NEWS STORY: Religious Groups Going Beyond Rhetoric on Race

c. 2000 Religion News Service WASHINGTON _ A range of religious groups across the nation is attempting to move from anti-racist rhetoric to specific programs _ from seminary training to “prejudice-free children” campaigns _ to combat racism. Recent activities and upcoming plans were outlined at an interfaith gathering of some 150 religious leaders with President […]

c. 2000 Religion News Service

WASHINGTON _ A range of religious groups across the nation is attempting to move from anti-racist rhetoric to specific programs _ from seminary training to “prejudice-free children” campaigns _ to combat racism.

Recent activities and upcoming plans were outlined at an interfaith gathering of some 150 religious leaders with President Clinton at the White House on Thursday (March 10).


“I think you can make a compelling argument that getting this right in the United States and putting us in a position to play a role of leadership in the world is not just a racial and ethnic issue anymore _ it is also inevitably a religious issue,” Clinton told the leaders.

Clinton sought the assistance of religious leaders to help enact his ongoing goal of “One America” and charged the National Conference for Community and Justice with identifying the work that has been done and still needs to happen regarding racial reconciliation within religious communities.

“It is no longer enough to be quietly anti-racist,” said Sanford Cloud Jr., president and CEO of the New York-based human relations organization. “We must be bold and we must be heard. … Racism is incompatible with God’s intention for humanity.”

Cloud led a summit of 38 leaders in 1998 to determine how to address eradicating racism within individuals, congregations, denominations and the community.

His organization, founded more than 70 years ago as the National Conference of Christians and Jews, plans to publish theological statements about racism and hold a forum next year to help religious leaders make the issue a top priority within their institutions.

“Faith leaders will identify and name racism as a sin, an evil that must be addressed,” he said.

Religious leaders ranging from an Episcopal bishop to a representative of the Baha’i faith told Clinton about some of their plans for focusing on the issue.


The Right Rev.
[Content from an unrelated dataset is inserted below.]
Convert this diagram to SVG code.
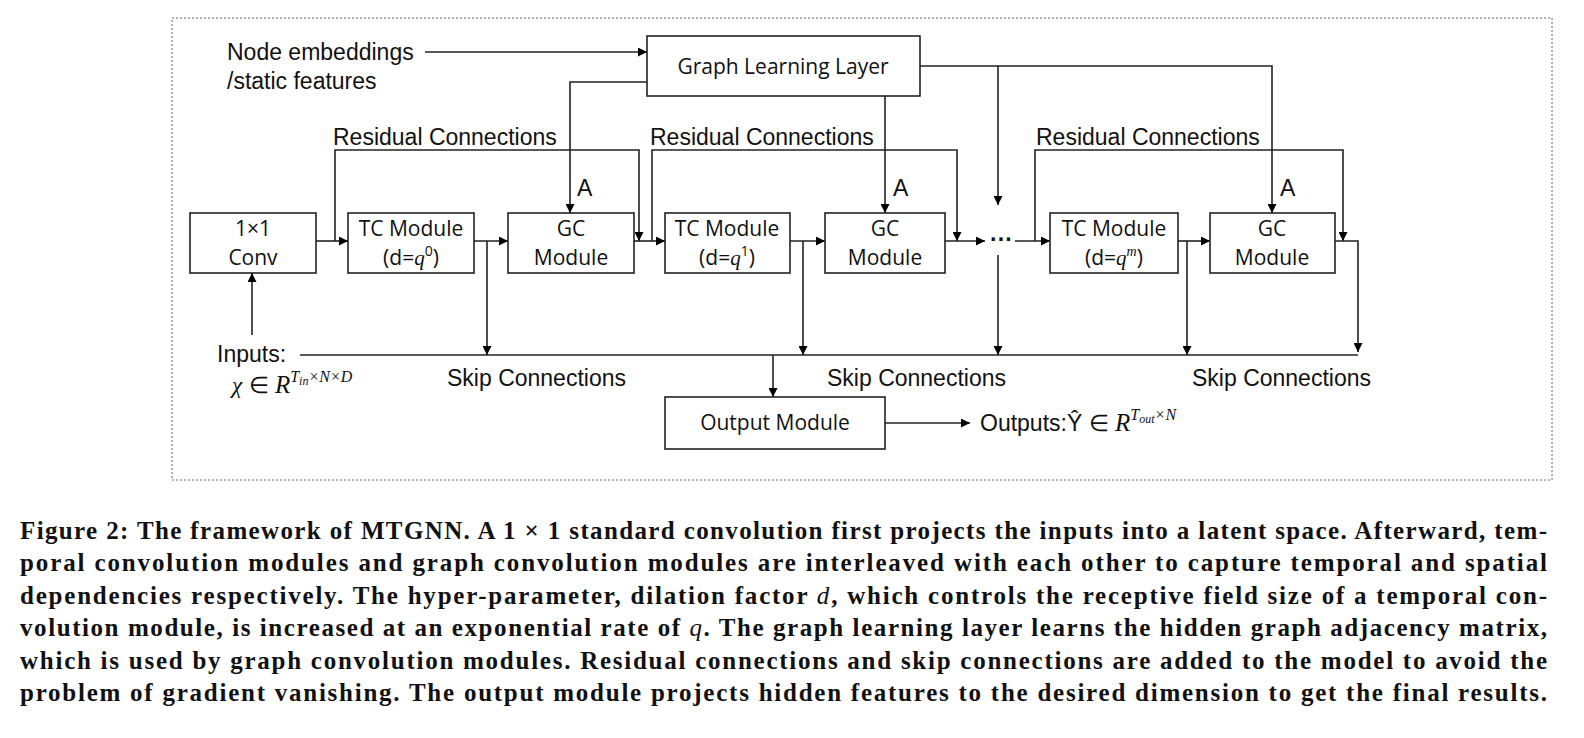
<svg xmlns="http://www.w3.org/2000/svg" width="1584" height="738" viewBox="0 0 1584 738">
<defs>
<marker id="ah" viewBox="0 0 10 10" refX="10" refY="5" markerWidth="9" markerHeight="9" markerUnits="userSpaceOnUse" orient="auto"><path d="M0,0L10,5L0,10z" fill="#000"/></marker>
<style>
.b{fill:#fff;stroke:#222;stroke-width:1.6}
.c{fill:none;stroke:#222;stroke-width:1.6}
.a{marker-end:url(#ah)}
.l{font-family:"Liberation Sans",Arial,sans-serif;font-size:23px;fill:#111}
.m{font-family:"Open Sans","Liberation Sans",sans-serif;font-size:21px;fill:#111;text-anchor:middle}
.mi{font-family:"Liberation Serif",serif;font-style:italic}
.cap{font-family:"Liberation Serif","Times New Roman",serif;font-weight:bold;font-size:25px;fill:#111}
</style>
</defs>
<rect width="1584" height="738" fill="#fff"/>
<rect x="172" y="18" width="1380" height="462" fill="none" stroke="#666" stroke-width="1" stroke-dasharray="2,2"/>
<g id="connectors">
<path class="c a" d="M425,52H647"/>
<path class="c a" d="M647,82H570V213"/>
<path class="c a" d="M885,96V213"/>
<path class="c a" d="M920,66H1272V213"/>
<path class="c a" d="M998,66V205"/>
<path class="c a" d="M316,241H348"/>
<path class="c a" d="M474,241H508"/>
<path class="c a" d="M634,241H665"/>
<path class="c a" d="M790,241H825"/>
<path class="c a" d="M945,241H985"/>
<path class="c a" d="M1015,241H1050"/>
<path class="c a" d="M1178,241H1210"/>
<path class="c a" d="M335,241V150H639V241"/>
<path class="c a" d="M652,241V150H957V241"/>
<path class="c a" d="M1035,241V150H1343V241"/>
<path class="c a" d="M1335,241H1358V352"/>
<path class="c a" d="M487,241V355"/>
<path class="c a" d="M803,241V355"/>
<path class="c a" d="M998,255V355"/>
<path class="c a" d="M1187,241V355"/>
<path class="c" d="M300,355H1358"/>
<path class="c a" d="M252,335V273"/>
<path class="c a" d="M773,355V397"/>
<path class="c a" d="M885,423H970"/>
</g>
<g id="labels">
<text class="l" x="227" y="60">Node embeddings</text>
<text class="l" x="227" y="89">/static features</text>
<text class="l" x="333" y="145">Residual Connections</text>
<text class="l" x="650" y="145">Residual Connections</text>
<text class="l" x="1036" y="145">Residual Connections</text>
<text class="l" x="577" y="196">A</text>
<text class="l" x="893" y="196">A</text>
<text class="l" x="1280" y="196">A</text>
<text class="l" x="990" y="247" font-weight="bold">···</text>
<text class="l" x="217" y="362">Inputs:</text>
<text class="l" x="232" y="393"><tspan class="mi">χ</tspan> ∈ <tspan class="mi" font-size="25">R</tspan><tspan class="mi" font-size="16" dy="-11">T</tspan><tspan class="mi" font-size="12" dy="3">in</tspan><tspan class="mi" font-size="16" dy="-3">×N×D</tspan></text>
<text class="l" x="447" y="386">Skip Connections</text>
<text class="l" x="827" y="386">Skip Connections</text>
<text class="l" x="1192" y="386">Skip Connections</text>
<text class="l" x="980" y="431">Outputs:Ŷ ∈ <tspan class="mi" font-size="25">R</tspan><tspan class="mi" font-size="16" dy="-11">T</tspan><tspan class="mi" font-size="12" dy="3">out</tspan><tspan class="mi" font-size="16" dy="-3">×N</tspan></text>
</g>
<g id="gll"><rect class="b" x="647" y="36" width="273" height="60"/><text class="m" x="783" y="74">Graph Learning Layer</text></g>
<g id="conv"><rect class="b" x="190" y="213" width="126" height="60"/><text class="m" x="253" y="236">1×1</text><text class="m" x="253" y="265">Conv</text></g>
<g id="tc0"><rect class="b" x="348" y="213" width="126" height="60"/><text class="m" x="411" y="236">TC Module</text><text class="m" x="411" y="265">(d=<tspan class="mi">q</tspan><tspan font-size="14" dy="-9">0</tspan><tspan dy="9">)</tspan></text></g>
<g id="gc0"><rect class="b" x="508" y="213" width="126" height="60"/><text class="m" x="571" y="236">GC</text><text class="m" x="571" y="265">Module</text></g>
<g id="tc1"><rect class="b" x="665" y="213" width="125" height="60"/><text class="m" x="727" y="236">TC Module</text><text class="m" x="727" y="265">(d=<tspan class="mi">q</tspan><tspan font-size="14" dy="-9">1</tspan><tspan dy="9">)</tspan></text></g>
<g id="gc1"><rect class="b" x="825" y="213" width="120" height="60"/><text class="m" x="885" y="236">GC</text><text class="m" x="885" y="265">Module</text></g>
<g id="tcm"><rect class="b" x="1050" y="213" width="128" height="60"/><text class="m" x="1114" y="236">TC Module</text><text class="m" x="1114" y="265">(d=<tspan class="mi">q</tspan><tspan class="mi" font-size="14" dy="-9">m</tspan><tspan dy="9">)</tspan></text></g>
<g id="gc2"><rect class="b" x="1210" y="213" width="125" height="60"/><text class="m" x="1272" y="236">GC</text><text class="m" x="1272" y="265">Module</text></g>
<g id="out"><rect class="b" x="665" y="397" width="220" height="52"/><text class="m" x="775" y="430">Output Module</text></g>
<g id="caption">
<text class="cap" x="20" y="539" textLength="1527" lengthAdjust="spacing">Figure 2: The framework of MTGNN. A 1 × 1 standard convolution first projects the inputs into a latent space. Afterward, tem-</text>
<text class="cap" x="20" y="571" textLength="1527" lengthAdjust="spacing">poral convolution modules and graph convolution modules are interleaved with each other to capture temporal and spatial</text>
<text class="cap" x="20" y="604" textLength="1527" lengthAdjust="spacing">dependencies respectively. The hyper-parameter, dilation factor <tspan font-style="italic" font-weight="normal">d</tspan>, which controls the receptive field size of a temporal con-</text>
<text class="cap" x="20" y="636" textLength="1527" lengthAdjust="spacing">volution module, is increased at an exponential rate of <tspan font-style="italic" font-weight="normal">q</tspan>. The graph learning layer learns the hidden graph adjacency matrix,</text>
<text class="cap" x="20" y="669" textLength="1527" lengthAdjust="spacing">which is used by graph convolution modules. Residual connections and skip connections are added to the model to avoid the</text>
<text class="cap" x="20" y="701" textLength="1527" lengthAdjust="spacing">problem of gradient vanishing. The output module projects hidden features to the desired dimension to get the final results.</text>
</g>
</svg>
Jane Holmes Dixon, Episcopal suffragan bishop of Washington and the president of the Interfaith Alliance, said the alliance plans to co-sponsor a second series of “Stop the Hate” prayer vigils this October and has begun to spearhead a seminary outreach project.

“It is our goal to use these dialogues to help all of our nation’s mainline seminaries teach their students the obligation of a religious leader to address race, class, empowerment and power,” she said of the project.

Robert Henderson, secretary-general of the National Spiritual Assembly of the Baha’is of the United States, said his faith group has worked for close to 100 years on “organized, systemic race-unity campaigns” and more recently has begun an effort to raise “prejudice-free children” that includes curriculums used in Sunday schools nationwide.

“Race unity is not just an imperative for social progress but it is the inevitable next step of human evolution,” he said.

Muslim officials spoke of youth retreats in Nevada addressing diversity and the recent embracing of aspects of mainline Islam by Nation of Islam’s Minister Louis Farrakhan as examples of efforts in Muslim circles to address racism.

Elder Rosa Banks, director of human relations for the North American Division of the Seventh-day Adventist Church, said a four-day race summit last fall for church leaders featured a time of commitment in which “repentance, forgiveness, weeping took place.” Since that summit, Banks acknowledged that some have questioned past instances where the church did not affirm its black members but others have begun holding local summits on race.


Bishop S. Clifton Ives, president of the United Methodist General Commission on Religion and Race, said delegates to the quadrennial General Conference of his denomination in May are expected to vote on changing the constitution to include language about “the sin of racism” and will have a related time of repentance during the meeting.

“The shame is upon us and we will bow in humble repentance for … that sin which has divided us,” said Ives.

Rabbi Kenneth Hain, president of the Rabbinical Council of America, an Orthodox Jewish body, acknowledged that, though there has been work on racial reconciliation by Jewish groups, more should be done.

“As white American Jews, we need to feel a greater sense of obligation that we, thank God, have been successful in this country,” he said.

Clinton and others remarked on the historic role of faith communities in addressing racial issues and the far more diverse range of faiths now involved in anti-racist efforts.

The Thursday gathering also included Buddhists, Hindus and a benediction from the chief of the Wolf Clan of the Mohawk nation.


“Never before has there been such a wide range of diverse faith community leadership to come together and say that we are going to be committed to eliminating racism once and for all in our country in order for us to reach our fullest potential as a nation,” Cloud said in an interview following the summit.